Expectation of Bonuses
The court highlighted that Wilson's expectation of receiving bonuses was a central component of his compensation and that this expectation was fostered by the prior conduct of CEC. Wilson had previously received bonuses under the Plan, reinforcing the notion that he was entitled to similar compensation for the students he had recruited, provided they completed their studies. The court noted that the fact that Wilson's work was substantially completed when the Plan was terminated contributed to the legitimacy of his expectations. CEC's decision to terminate the Plan just months before the federal regulations took effect raised further questions about whether the termination was made in good faith or was driven by a desire to avoid financial obligations. The court underscored that CEC's actions, in relation to Wilson's reasonable expectations about earning bonuses, could create a scenario where CEC might be perceived as acting opportunistically. This added to the court's conclusion that the case should be remanded for further exploration of the implied covenant of good faith and fair dealing as it related to the circumstances of the termination.
Conclusion and Remand
In summary, the U.S. Court of Appeals for the Seventh Circuit determined that Wilson had adequately pleaded a claim based on the implied covenant of good faith and fair dealing, which warranted reversal of the district court's dismissal.

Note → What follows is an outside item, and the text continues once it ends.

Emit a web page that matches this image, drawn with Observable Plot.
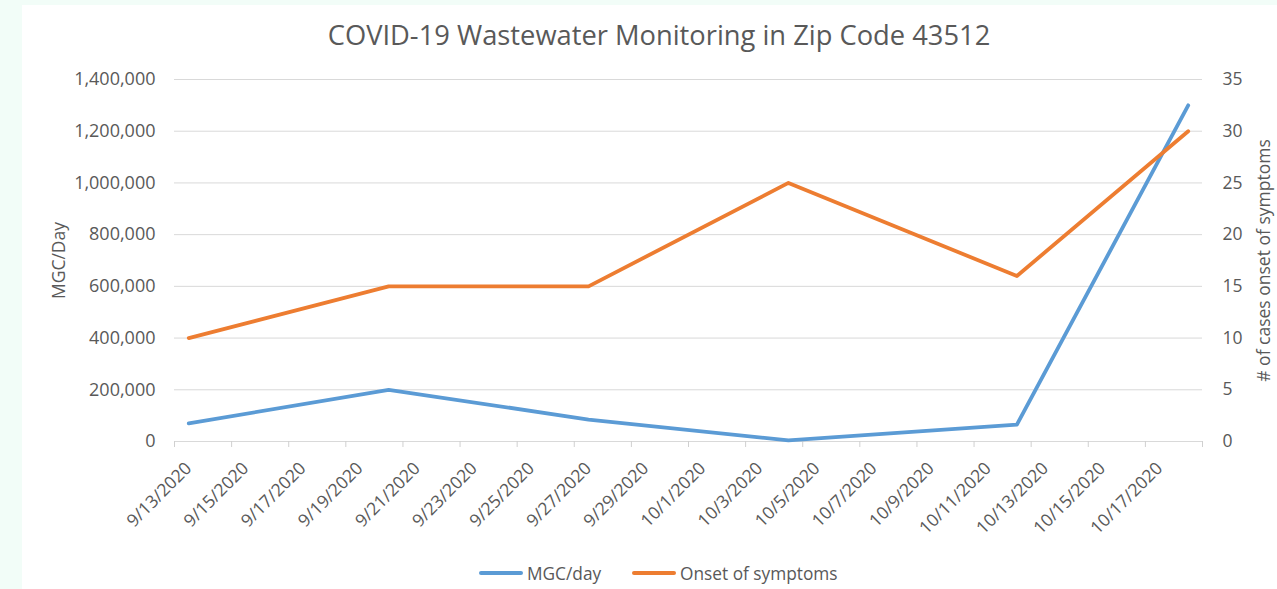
<!DOCTYPE html>
<html>
<head>
<meta charset="utf-8">
<script src="https://cdn.jsdelivr.net/npm/d3@7"></script>
<script src="https://cdn.jsdelivr.net/npm/@observablehq/plot@0.6"></script>
<style>
  html, body { margin: 0; padding: 0; }
  body { width: 1277px; height: 589px; position: relative; overflow: hidden; background: #f2fdf8; font-family: "Open Sans", sans-serif; }
  #panel { position: absolute; left: 22px; top: 5px; width: 1255px; height: 584px; background: #ffffff; }
  #title { position: absolute; left: 0; top: 21px; width: 1318px; text-align: center; font-size: 27.3px; line-height: 28px; color: #595959; white-space: nowrap; }
  #chart { position: absolute; left: 0; top: 60px; }
  .legend-item { position: absolute; top: 562px; display: flex; align-items: center; font-size: 17.3px; color: #595959; height: 22px; white-space: nowrap; }
  .swatch { width: 44px; height: 4px; margin-right: 4px; border-radius: 2px; }
</style>
</head>
<body>
<div id="panel"></div>
<div id="title">COVID-19 Wastewater Monitoring in Zip Code 43512</div>
<div id="chart"></div>
<div class="legend-item" id="leg1" style="left:479px"><span class="swatch" style="background:#5B9BD5"></span><span>MGC/day</span></div>
<div class="legend-item" id="leg2" style="left:632px"><span class="swatch" style="background:#ED7D31"></span><span>Onset of symptoms</span></div>
<script>
// ---- data ----
const sampleDates = ["2020-09-13", "2020-09-20", "2020-09-27", "2020-10-04", "2020-10-12", "2020-10-18"];
const mgcPerDay = [70000, 200000, 85000, 4000, 65000, 1300000];
const onsetOfSymptoms = [10, 15, 15, 25, 16, 30];
const xTickDates = ["2020-09-13", "2020-09-15", "2020-09-17", "2020-09-19", "2020-09-21", "2020-09-23",
  "2020-09-25", "2020-09-27", "2020-09-29", "2020-10-01", "2020-10-03", "2020-10-05", "2020-10-07",
  "2020-10-09", "2020-10-11", "2020-10-13", "2020-10-15", "2020-10-17"];
const leftTicks = [0, 200000, 400000, 600000, 800000, 1000000, 1200000, 1400000];
const rightTicks = [0, 5, 10, 15, 20, 25, 30, 35];
const leftTitle = "MGC/Day";
const rightTitle = "# of cases onset of symptoms";

// ---- build ----
const HALF_DAY = 12 * 3600 * 1000;
const DAY = 2 * HALF_DAY;
const leftMax = leftTicks[leftTicks.length - 1];
const rightMax = rightTicks[rightTicks.length - 1];
const ratio = leftMax / rightMax;

const parsed = sampleDates.map(s => new Date(s));
const mgcData = parsed.map((d, i) => ({date: d, value: mgcPerDay[i]}));
const onsetData = parsed.map((d, i) => ({date: d, value: onsetOfSymptoms[i] * ratio}));

const x0 = new Date(+parsed[0] - HALF_DAY);
const x1 = new Date(+parsed[parsed.length - 1] + HALF_DAY);
const labelDates = xTickDates.map(s => new Date(s));
const boundaryTicks = [];
for (let t = +x0; t <= +x1 + 1; t += 2 * DAY) boundaryTicks.push(new Date(t));
if (+boundaryTicks[boundaryTicks.length - 1] !== +x1) boundaryTicks.push(x1);

const fmtDate = d => `${d.getUTCMonth() + 1}/${d.getUTCDate()}/${d.getUTCFullYear()}`;
const gray = "#595959";
const fs = 17.5;

const plot = Plot.plot({
  width: 1277,
  height: 490,
  marginTop: 19,
  marginBottom: 109,
  marginLeft: 174,
  marginRight: 75,
  style: {fontFamily: "Open Sans, sans-serif", fontSize: fs + "px", color: gray, background: "transparent", overflow: "visible"},
  x: {type: "utc", domain: [x0, x1]},
  y: {domain: [0, leftMax]},
  marks: [
    Plot.gridY(leftTicks, {stroke: "#d9d9d9", strokeOpacity: 1, strokeWidth: 1}),
    Plot.axisX(boundaryTicks, {tickSize: 6, tickFormat: () => "", stroke: "#d0d0d0", label: null}),
    Plot.axisX(labelDates, {tickSize: 0, tickPadding: 19, dx: -5, rotate: -45, textAnchor: "end", tickFormat: fmtDate, fill: gray, fontSize: fs, label: null}),
    Plot.axisY(leftTicks, {anchor: "left", tickSize: 0, tickPadding: 19, tickFormat: d3.format(","), fill: gray, fontSize: 18, label: null}),
    Plot.axisY(rightTicks.map(v => v * ratio), {anchor: "right", tickSize: 0, tickPadding: 20, tickFormat: v => String(Math.round(v / ratio)), fill: gray, fontSize: fs, label: null}),
    Plot.text([leftTitle], {frameAnchor: "left", dx: -115, rotate: -90, textAnchor: "middle", fill: gray, fontSize: fs}),
    Plot.text([rightTitle], {frameAnchor: "right", dx: 62, rotate: -90, textAnchor: "middle", fill: gray, fontSize: fs}),
    Plot.line(mgcData, {x: "date", y: "value", stroke: "#5B9BD5", strokeWidth: 3.8, strokeLinejoin: "round", strokeLinecap: "round"}),
    Plot.line(onsetData, {x: "date", y: "value", stroke: "#ED7D31", strokeWidth: 3.8, strokeLinejoin: "round", strokeLinecap: "round"})
  ]
});
document.getElementById("chart").appendChild(plot);
</script>
</body>
</html>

The court recognized that while CEC had the contractual right to terminate the Plan, this right was not without limitations and must align with the reasonable expectations established by the agreement. The ambiguities present in the Plan's language regarding the treatment of pipeline bonuses necessitated further judicial inquiry. The court concluded that Wilson's allegations suggested the possibility that CEC acted in bad faith by terminating the Plan prematurely, thereby impacting his entitlement to bonuses. Consequently, the court remanded the case for additional proceedings to allow for a more thorough examination of these issues, focusing on the implied covenant and the reasonable expectations of the parties involved.